I had that moment in a store. I took a pair of shoes to be re-heeled, that I had been wearing for six months after the little plastic heel wore through, and I was walking on the nail. The shoemaker told me I have to bring in my shoes sooner. I stammered something and then left, yelling at him in my head, "You're telling me what I should do? I came just as soon as I could squeeze it in between working, commuting 2 1/2 hours a day, breastfeeding an infant, cooking, grocery shopping, sending birthday cards, fixing lunches, and cleaning the house!" Luckily, I also had mommy-brain, and didn't think of my retort until I was several blocks away!


Oh gosh I wish I could have the PBK fantasy, but I think I have finally come to terms that it will NEVER look like that. Our 6 month old's toys have somehow migrated into the living room, three baskets of toys later I have come to terms that it's never going to be as clean as it was before.


Phew I thought I was the only one in the world who didn't know how to keep everything organized all the time.
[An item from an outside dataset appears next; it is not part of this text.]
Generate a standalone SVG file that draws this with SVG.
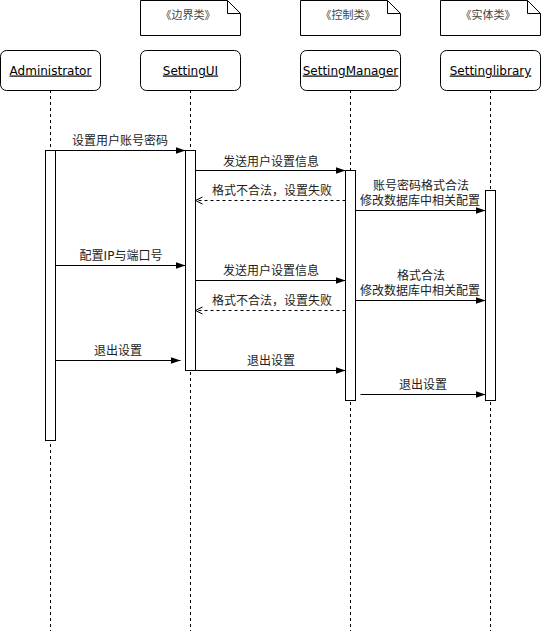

For me, home decor magazines are definitely my porn I drool over them every time I have a chance. Although I'm sure the only people who have houses who look like that are never even home!
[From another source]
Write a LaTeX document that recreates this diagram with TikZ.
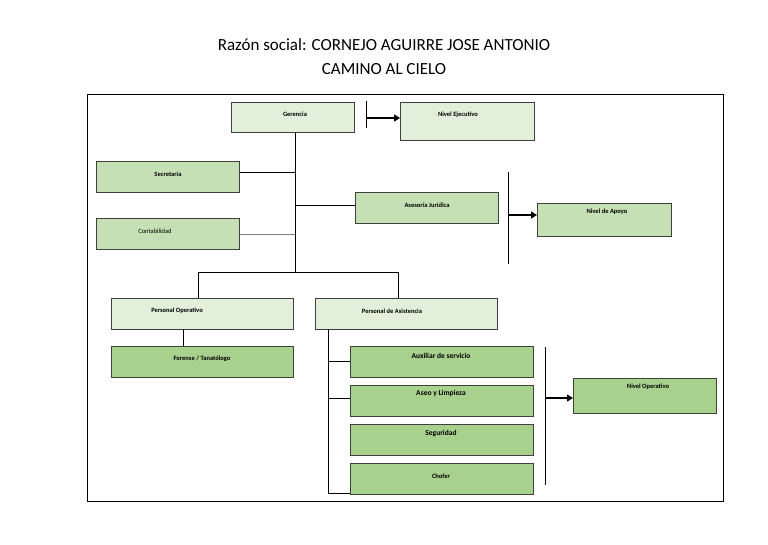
\documentclass[tikz,border=0pt]{standalone}
\usepackage{fontspec}
\setmainfont{Carlito}
\usetikzlibrary{arrows.meta}
\definecolor{lt}{HTML}{E2EFDA}
\definecolor{md}{HTML}{C5E0B4}
\definecolor{dk}{HTML}{A9D18E}
\tikzset{
 bx/.style={draw=black!75,line width=0.9pt,anchor=north west,inner sep=0pt},
 lbl/.style={font=\bfseries\fontsize{6.5}{7}\selectfont},
 ln/.style={line width=0.8pt},
 ar/.style={line width=1.4pt,-{Triangle[length=6pt,width=7pt]}},
 bar/.style={line width=0.8pt}
}
\newcommand{\bxx}[6]{\node[bx,fill=#5,minimum width=#3pt,minimum height=#4pt] (#6) at (#1,#2) {};}
\begin{document}
\begin{tikzpicture}[x=1pt,y=-1pt]
\useasboundingbox (0,0) rectangle (768,544);
\node[font=\fontsize{17}{20}\selectfont] (t1) at (384,45) {Razón social: CORNEJO AGUIRRE JOSE ANTONIO};
\node[font=\fontsize{17}{20}\selectfont] (t2) at (384,69) {CAMINO AL CIELO};
\draw[line width=0.8pt] (87,94) rectangle (723,501);
% boxes
\bxx{231}{102}{123}{30}{lt}{ger}
\bxx{400}{102}{134}{38}{lt}{nej}
\bxx{96}{161}{143}{31}{md}{sec}
\bxx{355}{192}{143}{31}{md}{ase}
\bxx{96}{218}{143}{31}{md}{con}
\bxx{537}{203}{134}{33}{md}{nap}
\bxx{111}{298}{182}{31}{lt}{pop}
\bxx{315}{298}{182}{31}{lt}{pas}
\bxx{111}{346}{182}{31}{dk}{for}
\bxx{350}{346}{183}{31}{dk}{aux}
\bxx{350}{385}{183}{31}{dk}{aseo}
\bxx{350}{424}{183}{31}{dk}{seg}
\bxx{350}{463}{183}{31}{dk}{cho}
\bxx{573}{378}{143}{35}{dk}{nop}
% labels
\node[lbl] at (295,114) {Gerencia};
\node[lbl] at (458,115) {Nivel Ejecutivo};
\node[lbl] at (168,174) {Secretaría};
\node[lbl] at (427,205) {Asesoría Jurídica};
\node[lbl,font=\fontsize{6.5}{7}\selectfont] at (155,231) {Contabilidad};
\node[lbl] at (607,212) {Nivel de Apoyo};
\node[lbl] at (177,311) {Personal Operativo};
\node[lbl] at (392,311) {Personal de Asistencia};
\node[lbl] at (202,359) {Forense / Tanatólogo};
\node[lbl,font=\bfseries\fontsize{7.5}{8}\selectfont] at (441,356) {Auxiliar de servicio};
\node[lbl,font=\bfseries\fontsize{7.5}{8}\selectfont] at (441,393) {Aseo y Limpieza};
\node[lbl,font=\bfseries\fontsize{7.5}{8}\selectfont] at (441,433) {Seguridad};
\node[lbl] at (441,476) {Chofer};
\node[lbl] at (648,387) {Nivel Operativo};
% trunk
\coordinate (j1) at (295,172);
\coordinate (j2) at (295,205);
\coordinate (j3) at (295,234);
\coordinate (j4) at (295,272);
\draw[ln] (ger.south -| j1) -- (j4);
\draw[ln] (sec.east |- j1) -- (j1);
\draw[ln] (ase.west |- j2) -- (j2);
\draw[ln,gray] (con.east |- j3) -- (j3);
\coordinate (l1) at (198,272);
\coordinate (r1) at (398,272);
\draw[ln] (198,298) -- (l1) -- (r1) -- (398,298);
\draw[ln] (183,329) -- (183,346);
\draw[ln] (328,329) -- (328,493) -- (350,493);
\draw[ln] (328,361) -- (350,361);
\draw[ln] (328,398) -- (350,398);
% level bars and arrows
\draw[bar] (366,101) -- (366,128);
\draw[ar] (366,118) -- (nej.west |- 0,118);
\draw[bar] (508,172) -- (508,264);
\draw[ar] (508,215) -- (nap.west |- 0,215);
\draw[bar] (545,347) -- (545,485);
\draw[ar] (545,398) -- (nop.west |- 0,398);
\end{tikzpicture}
\end{document}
You can have a house full of PBK furniture, but at the end of the day, the piles will still be there, and you will have scads of empty and dusty PBK furniture. TRUST ME. I have gone through occasional attempts to control the piles in out home. I have put systems in place to control the piles - some simple (a basket for mail) and some elaborate (a series of clear plastic bins into which I organized my husband's electronic component pieces parts). We have bought furniture that is intended to facilitate organization. All to no avail! Now we have a basket full of old mail (with a 2-foot high pile of mail on top of it), boxes of components plus all of the "new" pieces parts that have appeared as a result of our new television purchase, and the piles, they keep a-comin'!
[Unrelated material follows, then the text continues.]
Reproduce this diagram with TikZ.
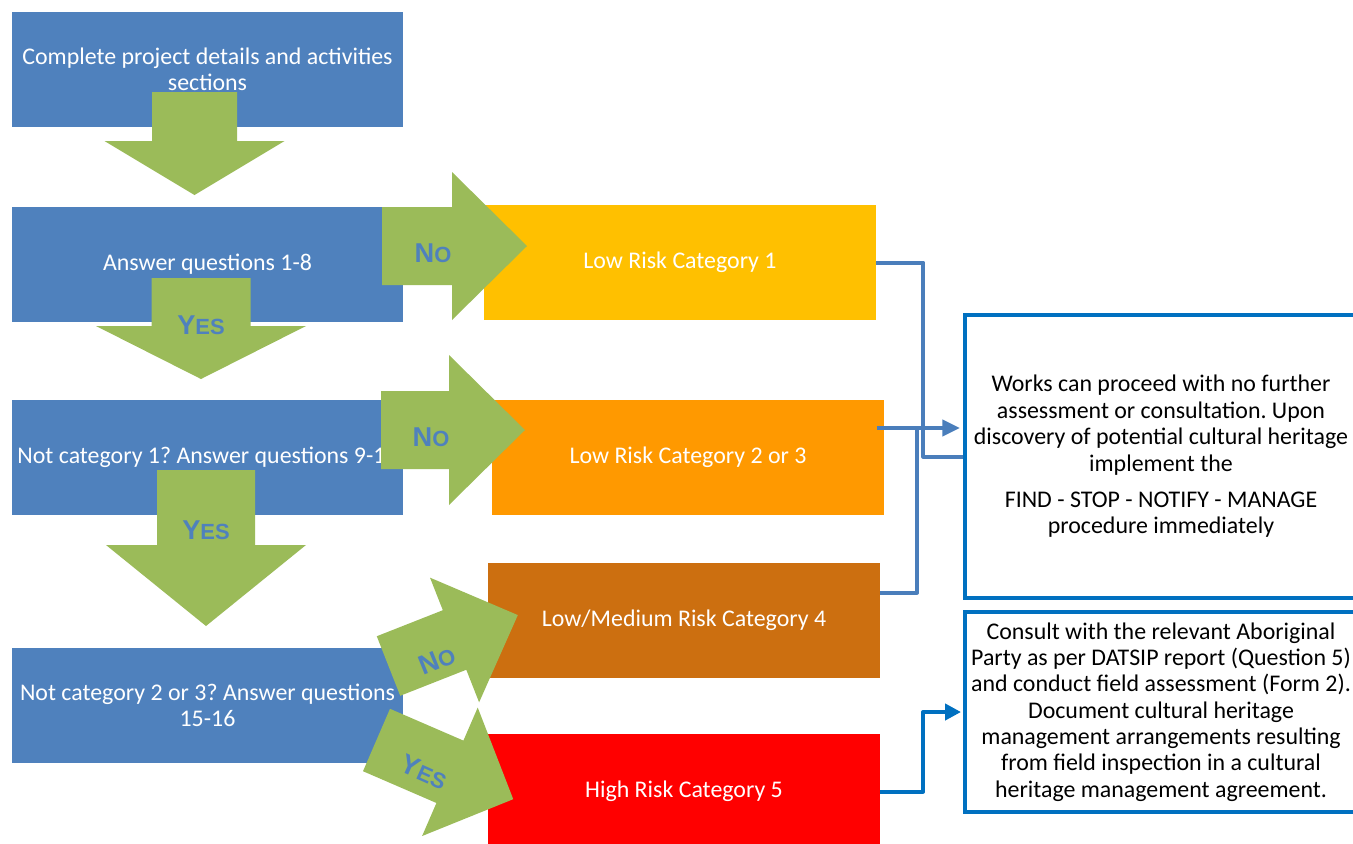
\documentclass[tikz,border=0pt]{standalone}
\usepackage{fontspec}
\setmainfont{Carlito}
\newfontfamily\labelfont{Liberation Sans}
\usepackage{tikz}
\usetikzlibrary{shapes,arrows.meta,positioning,calc}
\frenchspacing

\definecolor{boxblue}{HTML}{4F81BD}
\definecolor{arrowgreen}{HTML}{9BBB59}
\definecolor{riskyellow}{HTML}{FFC000}
\definecolor{riskorange}{HTML}{FF9900}
\definecolor{riskbrown}{HTML}{CC6F10}
\definecolor{riskred}{HTML}{FF0000}
\definecolor{outline}{HTML}{0070C0}
\definecolor{linkblue}{HTML}{4A7EBB}

% big first letter, smaller rest
\newcommand{\capword}[2]{{\fontsize{15.5}{16}\selectfont #1}{\fontsize{12.5}{13}\selectfont #2}}

\begin{document}
\begin{tikzpicture}[x=0.02cm, y=-0.02cm,
	every node/.style={font=\fontsize{13.6}{15}\selectfont},
	stepbox/.style={fill=boxblue, text=white, minimum width=7.82cm, minimum height=2.3cm, inner sep=0pt, align=center},
	riskbox/.style={text=white, minimum width=7.84cm, minimum height=2.3cm, inner sep=0pt},
	outbox/.style={draw=outline, line width=0.08cm, fill=white, minimum width=7.84cm, inner sep=0pt, align=center},
	answer/.style={text=boxblue, font=\labelfont\bfseries, inner sep=0pt},
	link/.style={draw=linkblue, line width=0.08cm, line join=round},
	outlink/.style={draw=outline, line width=0.08cm, line join=round}]
			\clip (0,0) rectangle (1353,843);
			
			% Question steps
			\node[stepbox] (details) at (207.5,69.5) {Complete project details and activities\\ sections};
			\node[stepbox] (qone) at (207.5,264.5) {Answer questions 1-8};
			\node[stepbox] (qtwo) at (207.5,457.5) {Not category 1? Answer questions 9-14};
			\node[stepbox] (qthree) at (207.5,705.5) {Not category 2 or 3? Answer questions\\ 15-16};
			
			% Risk categories
			\node[riskbox, fill=riskyellow] (catone) at (680,262.5) {Low Risk Category 1};
			\node[riskbox, fill=riskorange] (cattwo) at (688,457.5) {Low Risk Category 2 or 3};
			\node[riskbox, fill=riskbrown] (catfour) at (684,620.5) {Low/Medium Risk Category 4};
			\node[riskbox, fill=riskred] (catfive) at (684,791.5) {High Risk Category 5};
			
			% Outcomes
			\node[outbox, minimum height=5.66cm] (proceed) at (1161,456.5) {Works can proceed with no further\\ assessment or consultation. Upon\\ discovery of potential cultural heritage\\ implement the\\[5.7pt] FIND - STOP - NOTIFY - MANAGE\\ procedure immediately};
			\node[outbox, minimum height=4cm] (consult) at (1161,712) {Consult with the relevant Aboriginal\\ Party as per DATSIP report (Question 5)\\ and conduct field assessment (Form 2).\\ Document cultural heritage\\ management arrangements resulting\\ from field inspection in a cultural\\ heritage management agreement.};
			
			% Connectors
			\draw[link] (catone.east) -- ++(47,0) |- (proceed.west);
			\coordinate (jtwo) at ($(cattwo.east)+(-7,-29.5)$);
			\coordinate (jmerge) at (917,428);
			\draw[link, -{Triangle[length=10pt, width=9pt]}] (jtwo) -- ([xshift=-0.06cm]jtwo -| proceed.west);
			\draw[link] ($(catfour.east)+(0,-28)$) -| (jmerge);
			\draw[outlink, -{Triangle[length=9pt, width=9pt]}] (catfive.east) -- ++(43,0) |- ([xshift=-0.04cm]consult.west);
			
			% Green block arrows: tail x/tail y/angle/length/shaft/head/head length
			\foreach \x/\y/\r/\len/\sh/\hw/\hl in {194.5/92/-90/103/42.5/90/54, 201/278/-90/101/49.5/105/53, 206/470/-90/156/49/100/81, 382/246/0/145/39/74/75, 381/430/0/144/39/75/76, 388.5/666/21.5/139/32/67/68, 376.5/740/-23.4/149/34/70/69}
				\fill[arrowgreen, shift={(\x,\y)}, rotate=\r] (0,-\sh) -- (\len-\hl,-\sh) -- (\len-\hl,-\hw) -- (\len,0) -- (\len-\hl,\hw) -- (\len-\hl,\sh) -- (0,\sh) -- cycle;
			
			% Answers on the arrows
			\node[answer] (noone) at (433,253) {\capword{N}{O}};
			\node[answer] (notwo) at (431,437) {\capword{N}{O}};
			\node[answer, rotate=22] (nothree) at (437,660) {\capword{N}{O}};
			\node[answer] (yesone) at (201,325) {\capword{Y}{ES}};
			\node[answer] (yestwo) at (206,530) {\capword{Y}{ES}};
			\node[answer, rotate=-24] (yesthree) at (424,772) {\capword{Y}{ES}};
		\end{tikzpicture}
\end{document}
Thank goodness there are other women out there that are like me and actually admit to it. How do you recover from "piles"? I heard of piles before, however I don't know which one is worse! The only way I know how to get rid of them is put them in a shopping bag, hide them in your closet and shut off the light.


PBK is a dream of mine. I am an office manager of a furniture gallery that caters to interior designers. So all day long I am around beautiful furniture that is grateful it's not in my house with my children.
We were visiting a friend's home recently and she went to a closet and pulled out a game for the kids. To my utter amazement, she did not have anything on the floor of the closet. It was absolutely clean and organized. Her entire house is the same way. I have asked many times how is this possible. She said that she must blame it on her husband. He's a neat freak! I then had a little fantasy of my own for my husband to say that he would load the dishwasher. Now back to reality!

Brown_ Booger

Wow i wish i could have you Organize my life! its so UN-ORGANIZED! I DREAM OF PATERY BARN!LOL


Have you ever considered hiring a Professional Organizer?
Might be just the thing you need.
Look at the NAPO website for an organizer in your area!


Oh how I wish I could take a week off and just organize my house. i consistently tell myself I can do it a little at a time and save my vacation days for time well spent with my family, but it is just not getting done -quick enough anyway. As soon as I fix one area of the home; another area becomes utter chaos and full of new piles. It is like I just move the piles from one room to another. I wish I were to become deathly ill that I would have an excuse to stay at home for a week and not feel guilty about not spending that time with my son (who is always stuck at daycare) or with my husband (who is in the military and not home half the year).